The voice of the prophet was silenced and the scribe captured the minds of the faithful. In large areas the religious imagination withered. An unofficial hierarchy decided what Christians were to believe. Not the Scriptures, but what the scribe thought the Scriptures meant, became the Christian creed. Christian colleges, seminaries, Bible institutes, Bible conferences, popular Bible expositors all joined to promote the cult of textualism. The system of extreme dispensationalism which was devised, relieved the Christian of repentance, obedience and cross-carrying in any other than the most formal sense. Whole sections of the New Testament were taken from the Church and disposed of after a rigid system of " dividing the Word of truth".

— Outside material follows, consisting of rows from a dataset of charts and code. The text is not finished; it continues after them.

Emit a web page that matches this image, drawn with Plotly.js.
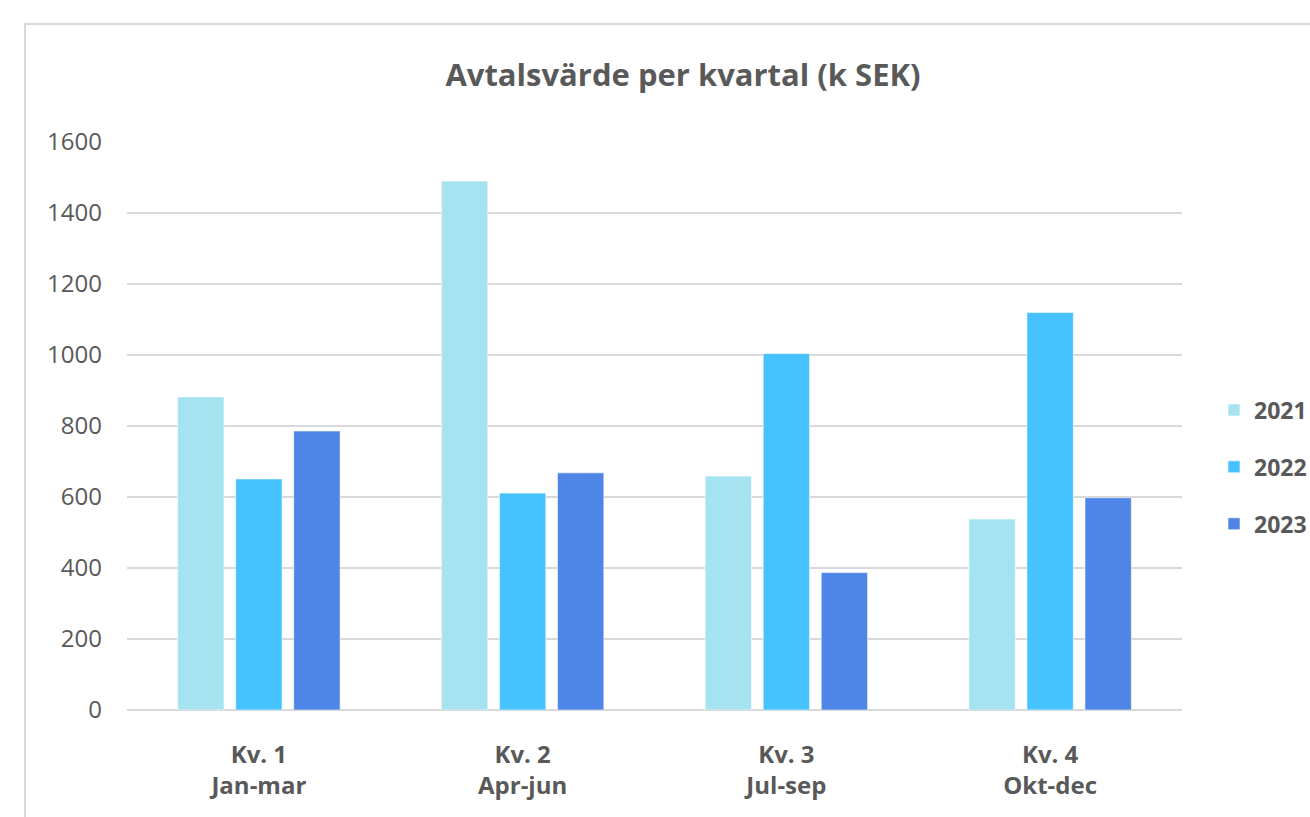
<!DOCTYPE html>
<html>
<head>
<meta charset="utf-8">
<script src="https://cdn.plot.ly/plotly-3.0.1.min.js"></script>
<style>html,body{margin:0;padding:0;background:#fff;}#chart{width:1310px;height:817px;}</style>
</head>
<body>
<div id="chart"></div>
<script>
const categories = ["Kv. 1<br>Jan-mar", "Kv. 2<br>Apr-jun", "Kv. 3<br>Jul-sep", "Kv. 4<br>Okt-dec"];
const seriesNames = ["2021", "2022", "2023"];
const values2021 = [882, 1490, 659, 538];
const values2022 = [651, 611, 1004, 1120];
const values2023 = [786, 668, 387, 598];
const yTicks = [0, 200, 400, 600, 800, 1000, 1200, 1400, 1600];

const colors = ["#a6e3f1", "#46c2ff", "#4f85e6"];
const FONT = "'Open Sans', sans-serif";
const allValues = [values2021, values2022, values2023];

const traces = allValues.map((vals, i) => ({
  type: "bar",
  name: seriesNames[i],
  x: categories,
  y: vals,
  legendgroup: "g" + i,
  marker: { color: colors[i], line: { color: "rgba(255,255,255,0.6)", width: 1 } },
  hoverinfo: "x+y+name"
}));

const layout = {
  width: 1310,
  height: 817,
  paper_bgcolor: "#ffffff",
  plot_bgcolor: "#ffffff",
  margin: { l: 127, r: 128, t: 142, b: 107, autoexpand: false },
  barmode: "group",
  bargap: 0.34,
  bargroupgap: 0.2,
  title: {
    text: "<b>Avtalsvärde per kvartal (k SEK)</b>",
    font: { family: FONT, size: 31, color: "#595959" },
    x: 0.5 + (683 - 655) / 1310, xref: "container", xanchor: "center",
    y: 1 - 75 / 817, yref: "container", yanchor: "middle"
  },
  xaxis: {
    tickfont: { family: FONT, size: 24, color: "#595959", weight: "bold" },
    showgrid: false,
    showline: false,
    zeroline: false,
    ticks: "",
    ticklabelstandoff: 28
  },
  yaxis: {
    range: [0, 1600],
    tickvals: yTicks,
    ticktext: yTicks.map(String),
    tickfont: { family: FONT, size: 24, color: "#595959" },
    showgrid: true,
    gridcolor: "#d9d9d9",
    gridwidth: 2,
    zeroline: true,
    zerolinecolor: "#d9d9d9",
    zerolinewidth: 2,
    showline: false,
    ticks: "",
    ticklabelstandoff: 24
  },
  showlegend: true,
  legend: {
    x: (1214 - 127) / 1055, xanchor: "left",
    y: (710 - 467) / 568, yanchor: "middle",
    font: { family: FONT, size: 23, color: "#595959", weight: "bold" },
    tracegroupgap: 24,
    itemwidth: 30
  },
  shapes: [{
    type: "rect", xref: "paper", yref: "paper",
    x0: (25 - 127) / 1055, x1: 1.4,
    y0: -0.4, y1: (710 - 24) / 568,
    line: { color: "#d9d9d9", width: 2 },
    fillcolor: "rgba(0,0,0,0)",
    layer: "below"
  }]
};

Plotly.newPlot("chart", traces, layout, { displayModeBar: false, staticPlot: true });
</script>
</body>
</html>
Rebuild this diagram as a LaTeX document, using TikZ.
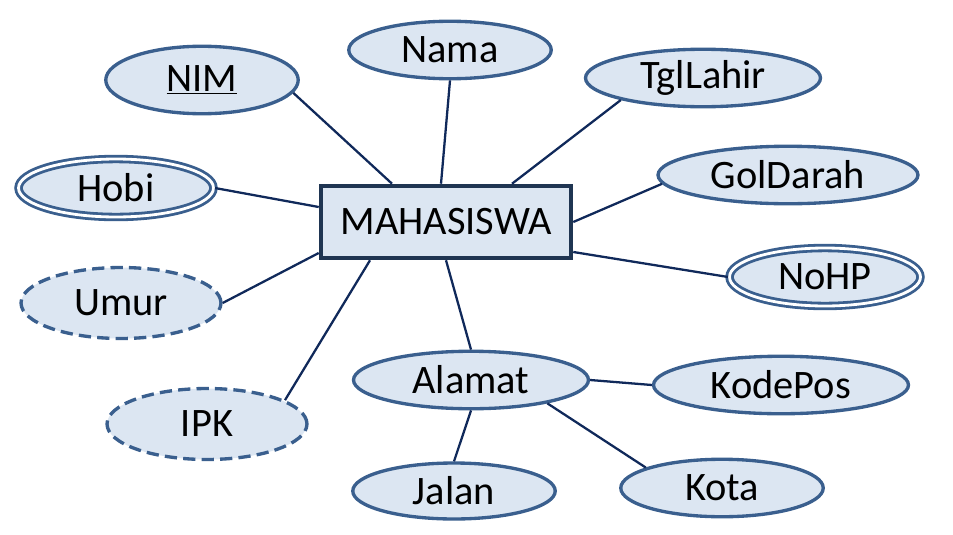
\documentclass[tikz,border=0pt]{standalone}
\usepackage{fontspec}
\setmainfont{Carlito}
\usetikzlibrary{positioning, shapes.geometric}
\definecolor{clrfill}{HTML}{DCE6F2}
\definecolor{clrattr}{HTML}{3A5F8E}
\definecolor{clrentity}{HTML}{1F3552}
\definecolor{clrlink}{HTML}{10295A}
\definecolor{clrtext}{HTML}{000000}

\begin{document}
\begin{tikzpicture}[
    x=0.02cm, y=-0.02cm,
    every node/.style={font=\fontsize{23}{27}\selectfont, text=clrtext},
    entity/.style={draw=clrentity, fill=clrfill, line width=2.6pt,
                   minimum width=5.0cm, minimum height=1.44cm, inner sep=0pt},
    attr/.style={ellipse, draw=clrattr, fill=clrfill, line width=1.9pt,
                 minimum width=4.0cm, minimum height=1.15cm, inner sep=0pt},
    multiattr/.style={attr, line width=1.6pt, double=white, double distance=1.6pt},
    derived/.style={attr, dash pattern=on 7pt off 3.5pt},
    link/.style={draw=clrlink, line width=1.3pt},
]
\useasboundingbox (0,0) rectangle (953,534);
\node[entity] (e_mhs) at (446,222) {MAHASISWA};
\node[attr, minimum width=3.85cm, minimum height=1.35cm] (a_nim) at (202,80) {\underline{NIM}};
\node[attr, minimum width=4.05cm] (a_nama) at (450,50) {Nama};
\node[attr, minimum width=4.7cm] (a_tgl) at (703,78) {TglLahir};
\node[attr, minimum width=5.2cm] (a_gol) at (788,175) {GolDarah};
\node[multiattr, minimum width=3.9cm, minimum height=1.16cm] (a_hobi) at (116,188) {Hobi};
\node[multiattr, minimum width=3.82cm, minimum height=1.16cm] (a_nohp) at (825,277) {NoHP};
\node[derived, minimum width=4.0cm, minimum height=1.42cm] (a_umur) at (121,303) {Umur};
\node[derived, minimum width=4.0cm, minimum height=1.42cm] (a_ipk) at (207,424) {IPK};
\node[attr, minimum width=4.7cm] (a_alamat) at (471,380) {Alamat};
\node[attr, minimum width=5.1cm] (a_kodepos) at (781,385) {KodePos};
\node[attr, minimum width=4.05cm, minimum height=1.12cm] (a_jalan) at (454,491) {Jalan};
\node[attr, minimum width=4.05cm] (a_kota) at (722,488) {Kota};
% attributes of MAHASISWA
\draw[link] (a_nim.-8) -- ([xshift=-1.08cm]e_mhs.north);
\draw[link] (a_nama.south) -- ([xshift=-0.1cm]e_mhs.north);
\draw[link] (a_tgl.195) -- ([xshift=1.32cm]e_mhs.north);
\draw[link] (a_gol.184) -- (e_mhs.east);
\draw[link] (a_hobi.east) -- ([yshift=0.3cm]e_mhs.west);
\draw[link] (a_nohp.west) -- ([yshift=-0.6cm]e_mhs.east);
\draw[link] (a_umur.east) -- ([yshift=-0.62cm]e_mhs.west);
\draw[link] (a_ipk.17) -- ([xshift=-1.52cm]e_mhs.south);
\draw[link] (a_alamat.north) -- (e_mhs.south);
% composite Alamat
\draw[link] (a_alamat.east) -- (a_kodepos.west);
\draw[link] (a_alamat.south) -- (a_jalan.north);
\draw[link] (a_alamat.-17) -- (a_kota.165);
\end{tikzpicture}
\end{document}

All this resulted in a religious mentality inimical to the true faith of Christ. A kind of cold mist settled over fundamentalism. Below, the terrain was familiar. This was New Testament Christianity, to be sure. The basic doctrines of the Bible were there, but the climate was just not favorable to the sweet fruits of the Spirit.

The whole mood was different from that of the Early Church and that of the great souls who suffered and sang and worshipped in the centuries past. The doctrines were sound but something vital was missing. The tree of correct doctrine was never allowed to blossom. The voice of the turtle dove was rarely heard in the land; instead the parrot sat on his artificial perch and dutifully repeated what he had been taught and the whole emotinal tone was sombre and dull.

Faith, a mighty, vitalizing doctrine in the mouths of the apostles, became in the mouth of the scribe another thing altogether, and power went from it. As the letter triumphed, the Spirit withdrew and textualism ruled supreme. It was the time of the believers's Babylonian captivity.

The error of textualism is not doctrinal. It is far more subtle than that and much more difficult to discover, but its effects are just as deadly. Not its theological beliefs are at fault, but its assumptions. It assumes, for instances, that if we have the word for a thing, we have the thing itself. If it is in the Bibble, it is in us. If we have the doctrine, we have the experience. If something was true of Paul it is of necessity true of us because we accept Paul's epistles as divinely inspired. The Bible tell us how to be saved, but textualism goes on to make it tell us that we are saved, something which in the very nature of things it cannot do. Assurance of individual salvation is thus no more than a logical conclusion drawn from doctrinal premises, and the resultant experience wholly mental.